-------- PROVIDED MATERIAL

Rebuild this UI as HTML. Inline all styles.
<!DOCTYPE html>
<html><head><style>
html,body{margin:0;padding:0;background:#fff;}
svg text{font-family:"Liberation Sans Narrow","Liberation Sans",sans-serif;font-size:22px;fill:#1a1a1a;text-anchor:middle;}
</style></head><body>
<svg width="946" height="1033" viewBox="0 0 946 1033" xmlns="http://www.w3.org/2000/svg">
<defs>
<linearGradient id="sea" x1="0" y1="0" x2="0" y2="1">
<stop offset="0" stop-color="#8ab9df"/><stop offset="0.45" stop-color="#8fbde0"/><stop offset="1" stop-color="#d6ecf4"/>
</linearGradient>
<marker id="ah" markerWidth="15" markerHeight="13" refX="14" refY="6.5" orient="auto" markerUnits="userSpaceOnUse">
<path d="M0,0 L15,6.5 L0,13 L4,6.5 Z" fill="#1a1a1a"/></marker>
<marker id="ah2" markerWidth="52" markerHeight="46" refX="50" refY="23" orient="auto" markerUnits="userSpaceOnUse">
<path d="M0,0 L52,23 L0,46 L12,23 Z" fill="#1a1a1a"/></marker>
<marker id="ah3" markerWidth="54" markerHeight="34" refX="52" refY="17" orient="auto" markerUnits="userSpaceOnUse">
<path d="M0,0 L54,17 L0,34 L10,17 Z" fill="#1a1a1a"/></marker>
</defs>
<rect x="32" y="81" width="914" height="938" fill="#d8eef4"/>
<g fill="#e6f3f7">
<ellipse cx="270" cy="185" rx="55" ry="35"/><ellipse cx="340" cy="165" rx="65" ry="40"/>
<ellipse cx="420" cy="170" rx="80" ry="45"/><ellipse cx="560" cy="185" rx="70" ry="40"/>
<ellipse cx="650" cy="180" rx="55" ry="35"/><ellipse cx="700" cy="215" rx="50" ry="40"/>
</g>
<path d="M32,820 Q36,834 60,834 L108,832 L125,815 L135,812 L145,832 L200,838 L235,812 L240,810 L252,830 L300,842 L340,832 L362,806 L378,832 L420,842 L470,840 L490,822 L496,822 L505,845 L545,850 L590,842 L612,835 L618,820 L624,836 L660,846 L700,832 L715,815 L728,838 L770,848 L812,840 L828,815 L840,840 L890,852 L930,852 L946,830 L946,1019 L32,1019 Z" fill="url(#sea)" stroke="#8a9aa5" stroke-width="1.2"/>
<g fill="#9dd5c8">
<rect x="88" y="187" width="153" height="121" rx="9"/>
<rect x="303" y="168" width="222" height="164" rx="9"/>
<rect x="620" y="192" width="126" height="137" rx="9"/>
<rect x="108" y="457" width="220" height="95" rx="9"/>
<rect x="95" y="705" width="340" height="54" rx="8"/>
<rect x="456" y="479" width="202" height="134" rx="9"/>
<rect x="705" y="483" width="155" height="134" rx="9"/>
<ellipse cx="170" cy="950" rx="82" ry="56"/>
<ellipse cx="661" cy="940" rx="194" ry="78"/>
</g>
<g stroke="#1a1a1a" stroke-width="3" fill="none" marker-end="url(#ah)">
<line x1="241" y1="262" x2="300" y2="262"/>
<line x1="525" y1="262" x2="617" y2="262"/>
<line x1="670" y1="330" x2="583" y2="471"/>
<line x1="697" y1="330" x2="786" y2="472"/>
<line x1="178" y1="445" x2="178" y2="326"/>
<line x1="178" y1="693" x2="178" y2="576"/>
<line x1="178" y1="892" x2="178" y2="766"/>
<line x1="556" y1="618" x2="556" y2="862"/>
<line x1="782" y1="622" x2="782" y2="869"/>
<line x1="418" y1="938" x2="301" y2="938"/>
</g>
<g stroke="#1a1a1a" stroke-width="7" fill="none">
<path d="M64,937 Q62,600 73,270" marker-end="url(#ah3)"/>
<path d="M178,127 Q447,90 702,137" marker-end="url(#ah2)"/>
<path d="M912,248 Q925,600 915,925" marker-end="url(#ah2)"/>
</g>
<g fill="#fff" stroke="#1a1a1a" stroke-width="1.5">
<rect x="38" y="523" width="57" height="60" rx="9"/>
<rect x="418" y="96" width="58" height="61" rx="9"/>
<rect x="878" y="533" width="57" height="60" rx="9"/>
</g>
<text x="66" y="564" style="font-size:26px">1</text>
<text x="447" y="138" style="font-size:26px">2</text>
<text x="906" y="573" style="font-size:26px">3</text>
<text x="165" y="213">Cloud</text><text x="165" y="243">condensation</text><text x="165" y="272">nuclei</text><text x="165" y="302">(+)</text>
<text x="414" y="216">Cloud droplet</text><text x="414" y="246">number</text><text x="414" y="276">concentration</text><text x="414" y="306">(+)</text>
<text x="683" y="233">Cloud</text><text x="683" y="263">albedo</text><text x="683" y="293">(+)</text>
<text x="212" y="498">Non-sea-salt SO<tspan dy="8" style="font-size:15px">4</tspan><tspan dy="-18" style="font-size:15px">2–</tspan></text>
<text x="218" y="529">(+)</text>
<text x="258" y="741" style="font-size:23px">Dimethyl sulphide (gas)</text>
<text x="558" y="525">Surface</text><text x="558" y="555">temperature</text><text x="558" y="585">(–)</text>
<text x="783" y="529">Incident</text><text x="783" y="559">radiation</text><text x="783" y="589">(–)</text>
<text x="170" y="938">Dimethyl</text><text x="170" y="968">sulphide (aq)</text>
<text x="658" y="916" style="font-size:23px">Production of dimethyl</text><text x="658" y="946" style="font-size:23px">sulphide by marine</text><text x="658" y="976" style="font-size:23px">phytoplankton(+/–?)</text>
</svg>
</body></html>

----------------
-------- PROVIDED MATERIAL

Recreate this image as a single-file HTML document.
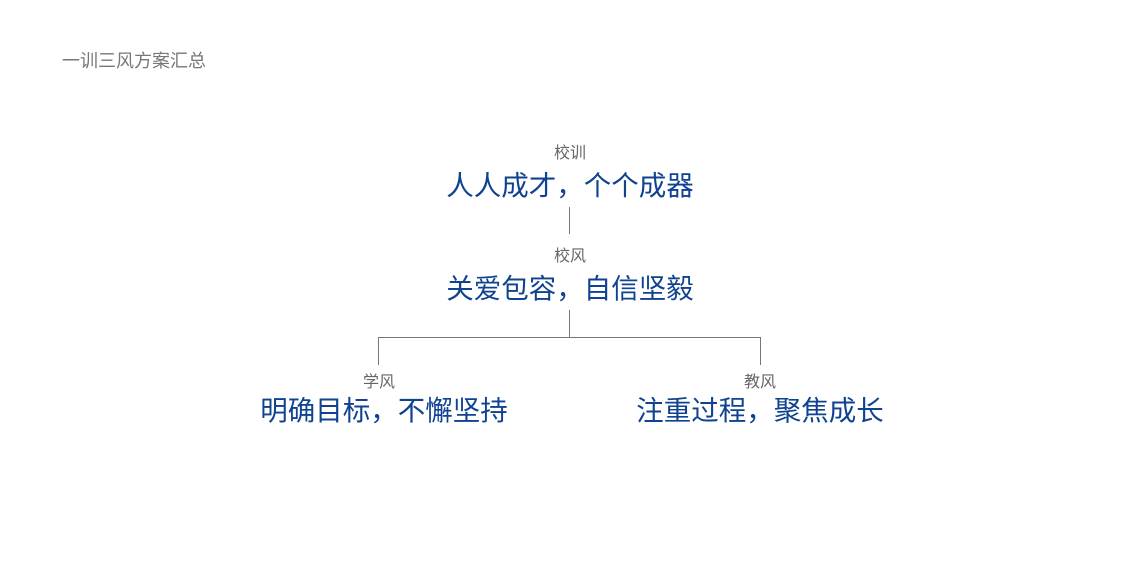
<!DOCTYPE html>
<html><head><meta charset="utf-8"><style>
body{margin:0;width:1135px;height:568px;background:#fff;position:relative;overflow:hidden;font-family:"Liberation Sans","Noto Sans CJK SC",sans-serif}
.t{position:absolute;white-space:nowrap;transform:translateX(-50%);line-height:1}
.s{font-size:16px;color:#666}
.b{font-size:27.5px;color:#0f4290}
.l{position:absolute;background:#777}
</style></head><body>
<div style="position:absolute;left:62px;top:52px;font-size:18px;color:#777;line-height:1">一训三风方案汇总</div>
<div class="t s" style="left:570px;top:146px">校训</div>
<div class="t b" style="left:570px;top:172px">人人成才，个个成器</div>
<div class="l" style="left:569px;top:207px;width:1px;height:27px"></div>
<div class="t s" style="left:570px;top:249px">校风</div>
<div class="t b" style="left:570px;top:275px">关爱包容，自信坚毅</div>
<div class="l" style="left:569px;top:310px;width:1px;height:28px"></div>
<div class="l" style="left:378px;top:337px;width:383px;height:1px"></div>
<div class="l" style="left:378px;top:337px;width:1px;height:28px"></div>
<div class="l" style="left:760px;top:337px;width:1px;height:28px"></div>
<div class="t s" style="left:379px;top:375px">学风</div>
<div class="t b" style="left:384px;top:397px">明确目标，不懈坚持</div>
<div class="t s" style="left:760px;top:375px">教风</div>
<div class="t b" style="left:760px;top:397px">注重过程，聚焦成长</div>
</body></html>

----------------
-------- PROVIDED MATERIAL

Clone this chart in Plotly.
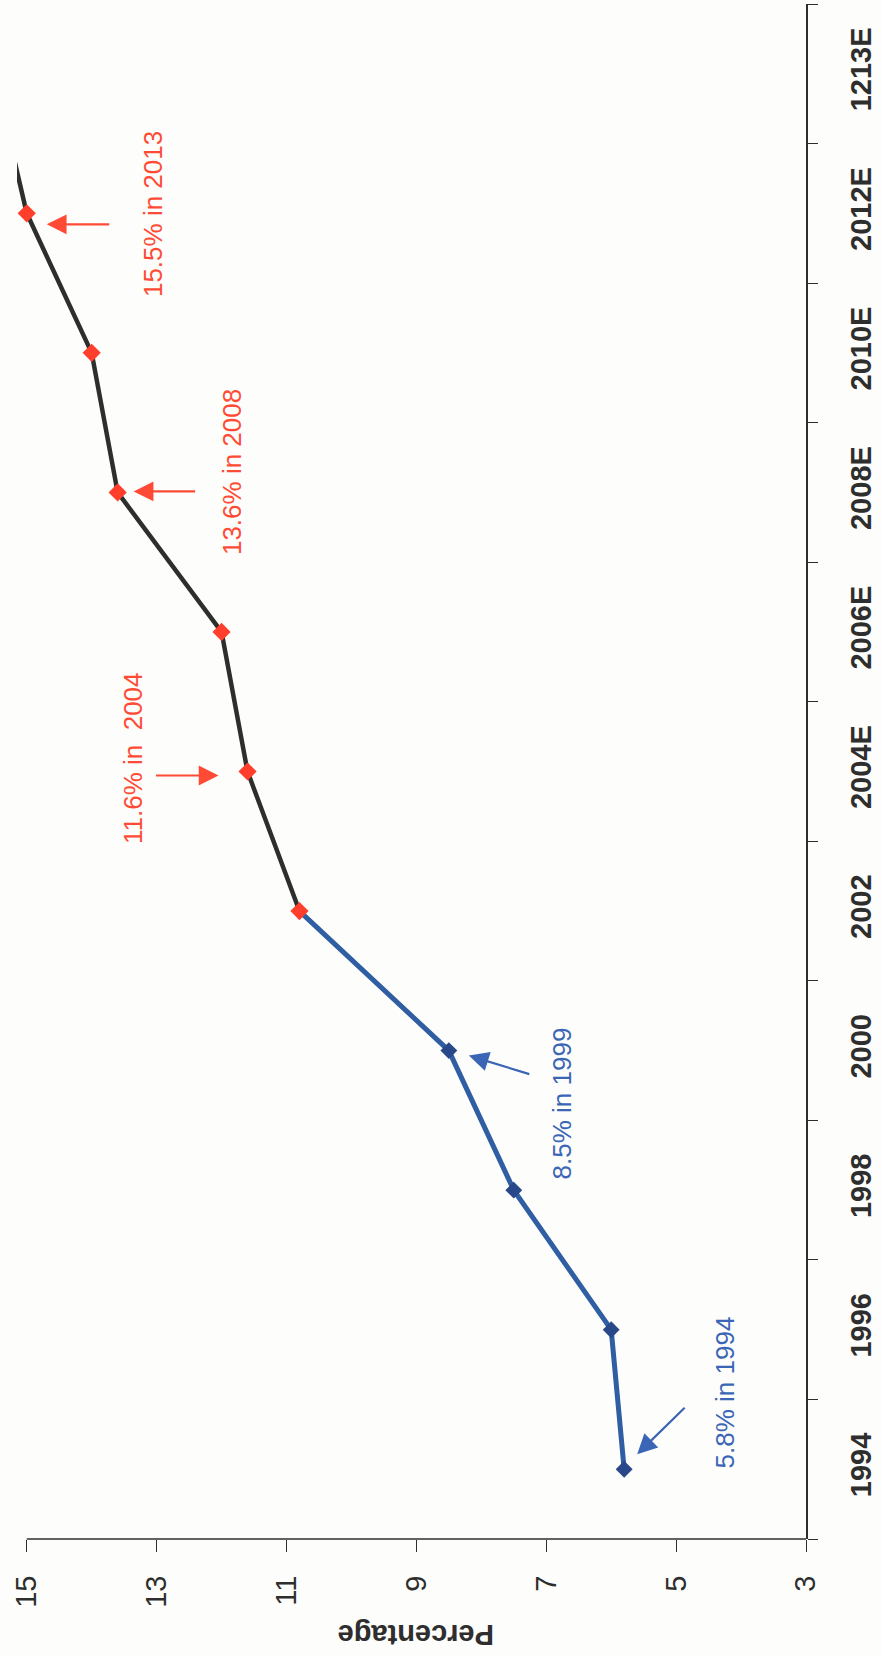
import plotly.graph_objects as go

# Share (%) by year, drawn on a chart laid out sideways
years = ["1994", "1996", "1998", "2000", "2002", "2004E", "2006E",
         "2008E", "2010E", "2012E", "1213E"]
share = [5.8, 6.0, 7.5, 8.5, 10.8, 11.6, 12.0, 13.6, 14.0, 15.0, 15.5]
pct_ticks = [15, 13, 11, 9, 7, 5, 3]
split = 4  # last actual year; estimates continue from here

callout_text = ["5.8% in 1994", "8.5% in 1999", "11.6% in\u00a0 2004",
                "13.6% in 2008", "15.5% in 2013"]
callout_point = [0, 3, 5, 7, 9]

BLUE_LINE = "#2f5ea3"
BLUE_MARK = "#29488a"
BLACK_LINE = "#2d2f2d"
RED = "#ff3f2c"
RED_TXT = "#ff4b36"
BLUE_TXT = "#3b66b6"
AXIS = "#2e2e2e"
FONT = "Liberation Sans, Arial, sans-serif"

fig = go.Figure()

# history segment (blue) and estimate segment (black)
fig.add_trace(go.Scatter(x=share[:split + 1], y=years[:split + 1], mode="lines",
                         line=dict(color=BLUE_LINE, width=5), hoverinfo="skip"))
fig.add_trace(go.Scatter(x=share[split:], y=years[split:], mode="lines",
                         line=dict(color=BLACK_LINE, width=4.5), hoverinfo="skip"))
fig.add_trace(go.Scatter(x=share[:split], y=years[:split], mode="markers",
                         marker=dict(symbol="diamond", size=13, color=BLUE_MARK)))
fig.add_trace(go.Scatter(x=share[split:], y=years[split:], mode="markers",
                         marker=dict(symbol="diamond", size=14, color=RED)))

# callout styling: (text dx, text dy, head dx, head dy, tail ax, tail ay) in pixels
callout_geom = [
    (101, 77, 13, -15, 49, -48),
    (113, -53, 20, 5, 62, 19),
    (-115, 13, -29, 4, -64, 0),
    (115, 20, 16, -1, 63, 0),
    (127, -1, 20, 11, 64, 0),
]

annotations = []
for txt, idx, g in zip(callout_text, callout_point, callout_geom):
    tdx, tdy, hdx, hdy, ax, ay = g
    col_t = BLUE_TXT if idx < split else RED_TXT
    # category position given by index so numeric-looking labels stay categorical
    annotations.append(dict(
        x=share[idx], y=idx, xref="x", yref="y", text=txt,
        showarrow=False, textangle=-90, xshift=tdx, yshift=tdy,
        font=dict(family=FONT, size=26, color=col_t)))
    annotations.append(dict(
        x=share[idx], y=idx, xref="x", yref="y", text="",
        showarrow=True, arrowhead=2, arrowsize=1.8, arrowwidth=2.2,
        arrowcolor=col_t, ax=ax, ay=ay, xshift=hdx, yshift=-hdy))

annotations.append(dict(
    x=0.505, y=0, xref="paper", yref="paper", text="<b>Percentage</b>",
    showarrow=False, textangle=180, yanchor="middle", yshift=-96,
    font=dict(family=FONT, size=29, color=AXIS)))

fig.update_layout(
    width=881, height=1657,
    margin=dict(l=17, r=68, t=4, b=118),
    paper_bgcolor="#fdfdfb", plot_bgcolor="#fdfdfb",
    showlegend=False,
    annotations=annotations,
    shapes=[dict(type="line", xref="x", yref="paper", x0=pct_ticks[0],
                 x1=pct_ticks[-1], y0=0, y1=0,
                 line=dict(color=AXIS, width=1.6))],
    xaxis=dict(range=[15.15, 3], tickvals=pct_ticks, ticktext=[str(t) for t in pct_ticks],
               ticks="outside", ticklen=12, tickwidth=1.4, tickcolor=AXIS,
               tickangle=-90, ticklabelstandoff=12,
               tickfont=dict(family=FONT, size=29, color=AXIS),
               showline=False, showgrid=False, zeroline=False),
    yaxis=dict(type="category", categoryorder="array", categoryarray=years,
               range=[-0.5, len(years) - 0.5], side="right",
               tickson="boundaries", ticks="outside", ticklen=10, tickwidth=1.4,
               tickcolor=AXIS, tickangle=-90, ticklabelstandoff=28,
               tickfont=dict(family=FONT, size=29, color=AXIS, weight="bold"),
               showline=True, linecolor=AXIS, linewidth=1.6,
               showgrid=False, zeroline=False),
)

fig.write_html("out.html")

----------------

Print everything from the line with "Clone this chart in Plotly." down to the line with "fig = go.Figure()", both included, exactly as written and without the pictures.

> **REPLY TO THE TASK**
Clone this chart in Plotly.
import plotly.graph_objects as go

# Share (%) by year, drawn on a chart laid out sideways
years = ["1994", "1996", "1998", "2000", "2002", "2004E", "2006E",
         "2008E", "2010E", "2012E", "1213E"]
share = [5.8, 6.0, 7.5, 8.5, 10.8, 11.6, 12.0, 13.6, 14.0, 15.0, 15.5]
pct_ticks = [15, 13, 11, 9, 7, 5, 3]
split = 4  # last actual year; estimates continue from here

callout_text = ["5.8% in 1994", "8.5% in 1999", "11.6% in\u00a0 2004",
                "13.6% in 2008", "15.5% in 2013"]
callout_point = [0, 3, 5, 7, 9]

BLUE_LINE = "#2f5ea3"
BLUE_MARK = "#29488a"
BLACK_LINE = "#2d2f2d"
RED = "#ff3f2c"
RED_TXT = "#ff4b36"
BLUE_TXT = "#3b66b6"
AXIS = "#2e2e2e"
FONT = "Liberation Sans, Arial, sans-serif"

fig = go.Figure()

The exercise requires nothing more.